■ DATASET CONTENT
>> BEGIN

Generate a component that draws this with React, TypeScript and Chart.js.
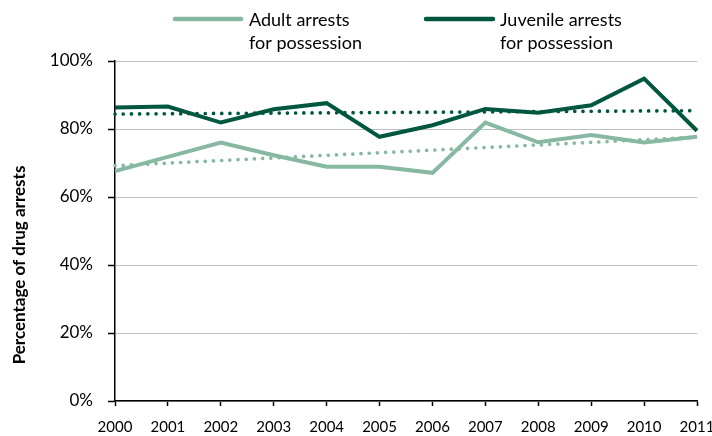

>> END
>> BEGIN

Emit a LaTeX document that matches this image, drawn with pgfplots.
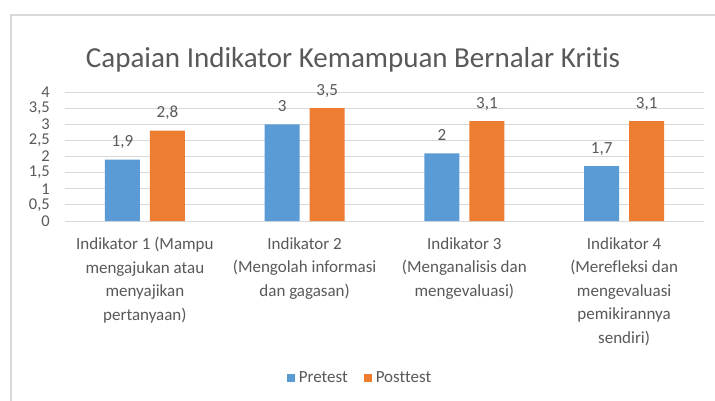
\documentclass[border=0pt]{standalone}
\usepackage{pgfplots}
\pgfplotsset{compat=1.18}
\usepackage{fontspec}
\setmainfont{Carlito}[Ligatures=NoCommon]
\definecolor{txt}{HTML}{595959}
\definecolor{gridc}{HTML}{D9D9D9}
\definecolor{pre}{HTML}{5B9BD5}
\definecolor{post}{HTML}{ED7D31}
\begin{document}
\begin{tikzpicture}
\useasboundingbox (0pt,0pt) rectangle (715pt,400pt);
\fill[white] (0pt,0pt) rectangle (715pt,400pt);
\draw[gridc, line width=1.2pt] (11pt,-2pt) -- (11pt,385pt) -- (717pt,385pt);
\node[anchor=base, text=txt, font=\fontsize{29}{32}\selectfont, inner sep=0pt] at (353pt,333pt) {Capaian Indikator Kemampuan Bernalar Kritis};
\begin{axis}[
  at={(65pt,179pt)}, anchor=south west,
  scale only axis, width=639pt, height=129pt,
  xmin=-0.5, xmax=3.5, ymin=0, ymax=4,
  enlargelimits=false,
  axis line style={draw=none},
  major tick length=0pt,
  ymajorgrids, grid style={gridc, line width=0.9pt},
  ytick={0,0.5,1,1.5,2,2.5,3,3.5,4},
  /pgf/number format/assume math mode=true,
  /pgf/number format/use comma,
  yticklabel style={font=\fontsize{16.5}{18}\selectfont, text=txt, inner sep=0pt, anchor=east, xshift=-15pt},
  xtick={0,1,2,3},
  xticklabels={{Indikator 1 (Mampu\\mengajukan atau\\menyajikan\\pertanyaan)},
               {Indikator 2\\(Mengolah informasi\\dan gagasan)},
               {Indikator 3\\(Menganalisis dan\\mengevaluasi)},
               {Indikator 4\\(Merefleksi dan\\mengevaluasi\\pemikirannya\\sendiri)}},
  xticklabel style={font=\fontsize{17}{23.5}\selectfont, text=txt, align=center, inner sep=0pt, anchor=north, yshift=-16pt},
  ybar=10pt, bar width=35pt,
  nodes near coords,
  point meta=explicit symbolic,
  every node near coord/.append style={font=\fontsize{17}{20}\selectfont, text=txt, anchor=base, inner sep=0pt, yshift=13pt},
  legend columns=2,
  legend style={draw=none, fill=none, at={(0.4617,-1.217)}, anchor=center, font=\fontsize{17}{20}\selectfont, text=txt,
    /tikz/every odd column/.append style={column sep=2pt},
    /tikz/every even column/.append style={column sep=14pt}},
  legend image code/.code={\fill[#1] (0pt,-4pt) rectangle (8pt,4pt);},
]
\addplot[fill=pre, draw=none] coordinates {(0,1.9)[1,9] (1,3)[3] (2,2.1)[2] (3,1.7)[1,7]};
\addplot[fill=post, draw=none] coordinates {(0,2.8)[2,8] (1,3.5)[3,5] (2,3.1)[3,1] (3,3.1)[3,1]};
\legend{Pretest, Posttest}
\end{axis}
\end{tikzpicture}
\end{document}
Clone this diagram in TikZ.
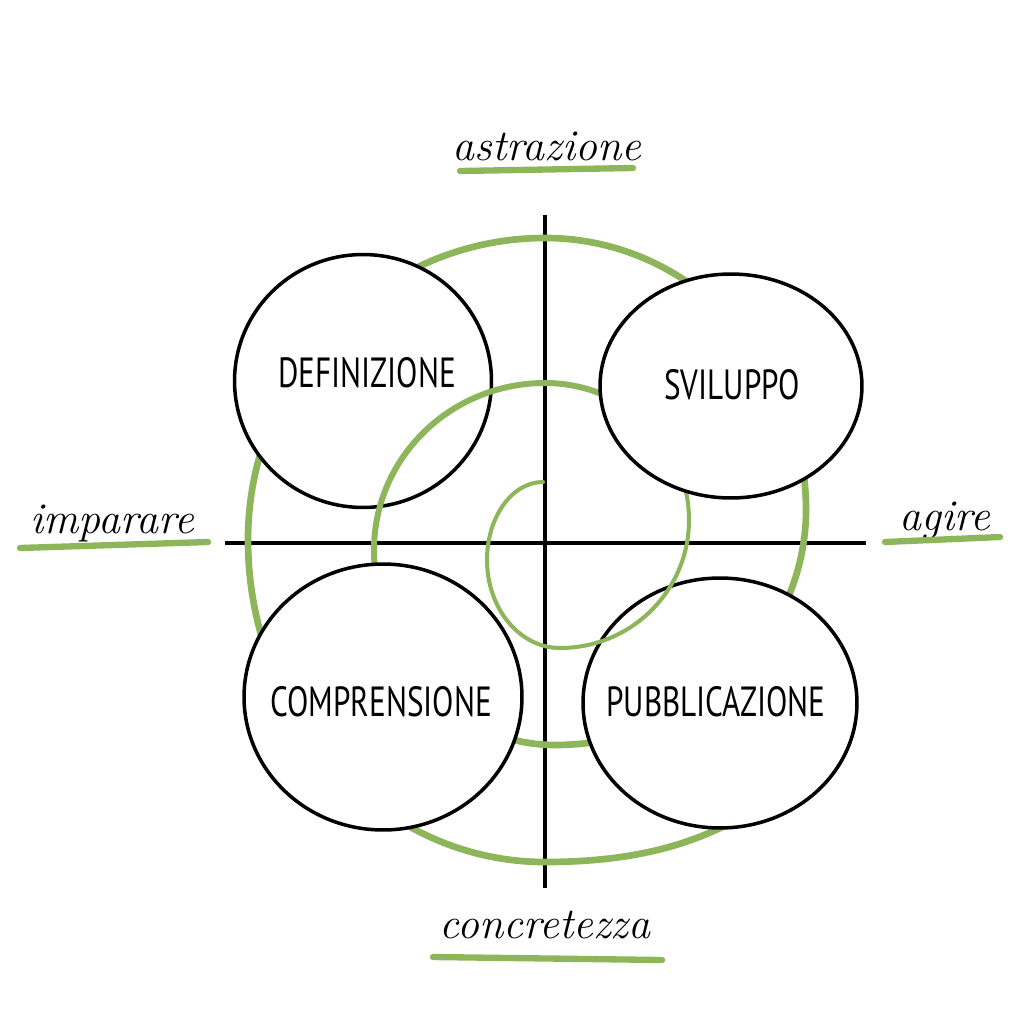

>> END
>> BEGIN

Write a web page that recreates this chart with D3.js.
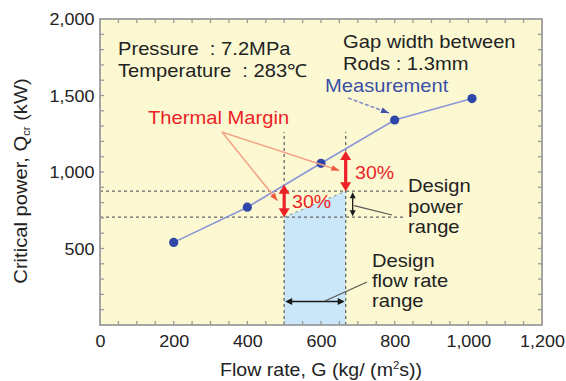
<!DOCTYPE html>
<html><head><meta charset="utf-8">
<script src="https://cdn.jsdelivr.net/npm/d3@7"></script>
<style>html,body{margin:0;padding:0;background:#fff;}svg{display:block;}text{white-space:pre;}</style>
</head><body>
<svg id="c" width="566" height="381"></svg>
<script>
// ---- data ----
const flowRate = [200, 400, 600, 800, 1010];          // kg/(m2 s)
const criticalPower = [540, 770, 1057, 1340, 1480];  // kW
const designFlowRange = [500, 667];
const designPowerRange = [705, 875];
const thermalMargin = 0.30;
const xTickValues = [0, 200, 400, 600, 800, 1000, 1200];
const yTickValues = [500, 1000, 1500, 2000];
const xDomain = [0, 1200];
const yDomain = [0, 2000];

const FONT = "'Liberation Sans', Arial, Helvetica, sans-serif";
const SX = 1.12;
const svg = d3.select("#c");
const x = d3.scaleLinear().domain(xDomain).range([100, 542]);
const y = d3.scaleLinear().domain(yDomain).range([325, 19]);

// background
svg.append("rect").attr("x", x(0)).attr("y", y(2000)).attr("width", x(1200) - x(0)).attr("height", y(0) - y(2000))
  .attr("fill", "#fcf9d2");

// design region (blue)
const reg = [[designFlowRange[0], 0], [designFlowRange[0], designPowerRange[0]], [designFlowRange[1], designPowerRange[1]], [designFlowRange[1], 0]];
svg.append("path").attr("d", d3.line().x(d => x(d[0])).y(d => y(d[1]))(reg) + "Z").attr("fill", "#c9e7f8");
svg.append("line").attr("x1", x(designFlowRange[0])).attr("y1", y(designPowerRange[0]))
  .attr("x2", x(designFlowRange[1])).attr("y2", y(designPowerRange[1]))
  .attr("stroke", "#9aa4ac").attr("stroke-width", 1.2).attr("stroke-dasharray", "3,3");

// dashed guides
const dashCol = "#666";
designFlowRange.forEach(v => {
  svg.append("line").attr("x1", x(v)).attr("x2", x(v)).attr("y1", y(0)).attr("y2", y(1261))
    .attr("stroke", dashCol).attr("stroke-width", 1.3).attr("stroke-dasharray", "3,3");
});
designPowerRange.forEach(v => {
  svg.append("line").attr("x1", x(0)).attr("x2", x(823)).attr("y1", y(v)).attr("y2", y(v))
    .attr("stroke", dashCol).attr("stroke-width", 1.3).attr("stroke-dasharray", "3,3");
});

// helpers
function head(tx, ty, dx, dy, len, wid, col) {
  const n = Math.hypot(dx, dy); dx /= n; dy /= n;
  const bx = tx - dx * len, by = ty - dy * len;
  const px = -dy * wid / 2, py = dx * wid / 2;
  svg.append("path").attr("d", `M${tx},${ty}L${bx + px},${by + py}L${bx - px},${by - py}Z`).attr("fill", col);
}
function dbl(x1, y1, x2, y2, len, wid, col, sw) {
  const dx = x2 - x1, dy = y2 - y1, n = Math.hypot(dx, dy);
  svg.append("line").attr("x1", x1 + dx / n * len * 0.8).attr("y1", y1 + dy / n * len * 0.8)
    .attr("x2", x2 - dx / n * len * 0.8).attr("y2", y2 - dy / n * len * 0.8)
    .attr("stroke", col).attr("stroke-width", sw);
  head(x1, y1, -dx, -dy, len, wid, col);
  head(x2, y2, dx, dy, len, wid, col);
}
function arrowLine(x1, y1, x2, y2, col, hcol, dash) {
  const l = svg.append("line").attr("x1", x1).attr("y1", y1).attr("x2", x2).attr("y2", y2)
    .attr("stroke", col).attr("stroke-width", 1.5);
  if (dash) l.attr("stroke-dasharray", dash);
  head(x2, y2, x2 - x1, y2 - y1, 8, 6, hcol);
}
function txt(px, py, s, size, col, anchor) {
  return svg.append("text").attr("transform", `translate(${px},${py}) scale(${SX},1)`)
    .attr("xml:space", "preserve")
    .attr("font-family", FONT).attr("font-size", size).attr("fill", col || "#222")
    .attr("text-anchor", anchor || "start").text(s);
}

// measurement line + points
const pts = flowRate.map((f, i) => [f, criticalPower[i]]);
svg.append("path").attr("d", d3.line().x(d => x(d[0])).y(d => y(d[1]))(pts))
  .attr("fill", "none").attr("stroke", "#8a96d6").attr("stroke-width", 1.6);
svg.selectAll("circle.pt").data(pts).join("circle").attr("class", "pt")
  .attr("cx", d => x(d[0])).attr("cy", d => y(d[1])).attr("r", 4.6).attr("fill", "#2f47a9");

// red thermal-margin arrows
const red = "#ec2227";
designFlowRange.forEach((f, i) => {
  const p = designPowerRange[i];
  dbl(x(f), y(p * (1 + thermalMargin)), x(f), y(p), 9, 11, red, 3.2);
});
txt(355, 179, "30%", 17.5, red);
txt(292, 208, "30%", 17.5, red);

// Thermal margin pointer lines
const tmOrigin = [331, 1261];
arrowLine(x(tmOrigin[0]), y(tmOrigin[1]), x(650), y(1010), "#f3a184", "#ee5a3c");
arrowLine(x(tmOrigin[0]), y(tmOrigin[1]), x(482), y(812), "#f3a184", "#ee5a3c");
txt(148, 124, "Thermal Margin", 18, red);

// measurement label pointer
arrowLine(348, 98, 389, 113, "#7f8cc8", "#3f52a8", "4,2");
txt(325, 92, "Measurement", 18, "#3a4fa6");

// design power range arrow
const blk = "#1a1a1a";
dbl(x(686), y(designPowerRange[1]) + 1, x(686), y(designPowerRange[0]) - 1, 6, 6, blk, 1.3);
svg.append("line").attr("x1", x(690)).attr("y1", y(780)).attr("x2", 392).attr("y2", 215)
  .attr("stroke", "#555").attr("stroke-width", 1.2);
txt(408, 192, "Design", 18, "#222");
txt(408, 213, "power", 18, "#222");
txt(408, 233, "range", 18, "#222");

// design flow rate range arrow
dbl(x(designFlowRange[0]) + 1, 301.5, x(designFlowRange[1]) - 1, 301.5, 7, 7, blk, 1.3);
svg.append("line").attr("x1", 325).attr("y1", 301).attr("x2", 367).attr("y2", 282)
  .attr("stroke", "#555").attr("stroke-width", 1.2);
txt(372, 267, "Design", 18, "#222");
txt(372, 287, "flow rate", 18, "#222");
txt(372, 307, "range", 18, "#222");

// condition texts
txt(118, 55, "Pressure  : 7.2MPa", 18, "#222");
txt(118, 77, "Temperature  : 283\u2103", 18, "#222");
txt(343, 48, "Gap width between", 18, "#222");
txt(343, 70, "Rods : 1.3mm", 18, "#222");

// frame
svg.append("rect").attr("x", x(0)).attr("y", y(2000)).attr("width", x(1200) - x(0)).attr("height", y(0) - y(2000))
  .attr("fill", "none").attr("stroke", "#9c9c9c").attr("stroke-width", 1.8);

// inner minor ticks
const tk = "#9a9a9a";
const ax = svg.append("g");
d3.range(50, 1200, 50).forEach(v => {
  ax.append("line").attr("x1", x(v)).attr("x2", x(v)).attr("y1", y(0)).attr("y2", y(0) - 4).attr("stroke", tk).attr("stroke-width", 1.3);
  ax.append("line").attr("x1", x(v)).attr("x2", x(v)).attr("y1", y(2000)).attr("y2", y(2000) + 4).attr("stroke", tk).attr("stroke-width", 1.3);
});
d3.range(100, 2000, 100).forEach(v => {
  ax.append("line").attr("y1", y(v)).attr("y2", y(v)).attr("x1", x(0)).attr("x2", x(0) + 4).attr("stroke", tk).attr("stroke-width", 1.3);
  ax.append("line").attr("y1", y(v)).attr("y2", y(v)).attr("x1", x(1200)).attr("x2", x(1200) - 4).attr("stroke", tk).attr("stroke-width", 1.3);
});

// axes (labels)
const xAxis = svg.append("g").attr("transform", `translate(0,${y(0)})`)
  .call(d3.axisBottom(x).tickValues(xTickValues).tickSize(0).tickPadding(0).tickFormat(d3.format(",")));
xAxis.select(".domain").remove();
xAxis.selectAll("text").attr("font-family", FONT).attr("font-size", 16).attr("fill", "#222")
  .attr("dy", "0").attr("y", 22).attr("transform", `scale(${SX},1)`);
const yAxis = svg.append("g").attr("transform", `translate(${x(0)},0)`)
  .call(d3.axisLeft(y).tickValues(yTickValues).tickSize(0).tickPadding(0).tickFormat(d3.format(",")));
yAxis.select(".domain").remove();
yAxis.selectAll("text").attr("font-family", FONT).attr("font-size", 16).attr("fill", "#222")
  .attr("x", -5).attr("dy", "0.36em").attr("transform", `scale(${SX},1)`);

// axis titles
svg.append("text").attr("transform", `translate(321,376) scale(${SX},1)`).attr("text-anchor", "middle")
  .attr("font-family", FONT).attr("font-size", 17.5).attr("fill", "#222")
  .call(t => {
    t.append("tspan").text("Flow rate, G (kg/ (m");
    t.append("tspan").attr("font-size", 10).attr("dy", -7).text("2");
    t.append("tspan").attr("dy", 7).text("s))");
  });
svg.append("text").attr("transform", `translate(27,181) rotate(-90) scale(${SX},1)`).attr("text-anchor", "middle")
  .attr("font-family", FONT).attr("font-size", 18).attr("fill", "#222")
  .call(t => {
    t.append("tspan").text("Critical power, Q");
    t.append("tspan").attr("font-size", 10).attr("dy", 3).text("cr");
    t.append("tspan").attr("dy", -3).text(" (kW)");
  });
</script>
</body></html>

>> END

Indicate how many lines of the material include the word "this"; the number alone is required.

■ FINAL ANSWER
4